Au-delà du cinéma, la mode est au « favela tour ». Environ 5% des touristes qui visitent Rio de Janeiro payent pour arpenter les rues d’un bidonville, pour y respirer l’odeur malsaine et observer la pauvreté des autres. A 23 euros la visite, Favela Tour, l’entreprise brésilienne qui propose ce service, encaisse près de 20 000 euros par mois. Les townships de Soweto en Afrique du Sud et les bidonvilles de Bombay rassemblent également plus de 500 touristes par mois pour une visite à moins de 10 euros. On pourrait crier au voyeurisme si une bonne partie des recettes – 80% pour Favela Tour - n’était pas versée aux habitants eux-mêmes ; probablement pour acheter leur calme et leur coopération. Quoi qu’il en soit le safari urbain est à la mode : pas de photos ni de regards dans les yeux au risque de réveiller la bête.

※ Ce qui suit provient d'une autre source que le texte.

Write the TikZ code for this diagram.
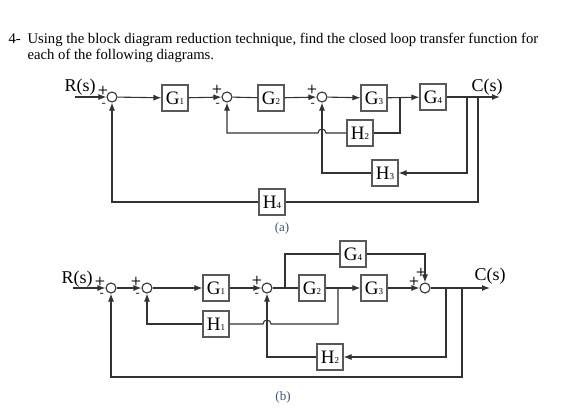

Ce qui fascine dans les espaces enclavés est leur proximité géographique avec les zones les plus aisées. C’est cette « ségrégation spatiale » comme la nomme Eric Maurin (Le ghetto français, 2004) qui est étonnante : d’un côté, une explosion démographique des villes et donc de leurs ghettos avec une population très jeune ; de l’autre, un phénomène de fuite des quartiers vers les quartiers plus aisés. Améliorer le sort des habitants des quartiers défavorisés est donc à la fois simple et compliqué : la position géographique des quartiers est favorable à un développement économique rapide (Porter, 1995) mais pourtant toutes les incitations économiques, notamment fiscales, pour relancer l’économie des quartiers défavorisés n’ont pas marché. La solution n’est donc pas de consacrer des moyens financiers sur ces espaces enclavés – au travers d’un « plan Marshall » pour la banlieue longuement évoqué – mais plutôt de « casser » les ghettos qui se sont formés. Les solutions sont connues : application de la loi SRU, politique ambitieuse de construction des logements, destruction des foyers inhabitables et relogement des habitants dans des quartiers plus aisés, redéfinition de la carte universitaire en incitant au regroupement des campus en dehors de Paris, concentration des bourses d’excellence sur les élèves issus des quartiers, recentrage des bourses sur certaines formations, décentralisation la politique sociale des départements aux intercommunalités (mesure qui serait permise par la réforme territoriale) pour limiter les inégalités territoriales au sein de chaque région, renforcement de la péréquation territoriale, bonne utilisation des mécanismes actuels d’insertion professionnelle des jeunes populations des quartiers défavorisés, renforcement des recherches économiques et sociologiques sur le quartiers… En quelques mots, il faut du temps et de l’argent. Deux éléments qui manquent aujourd’hui.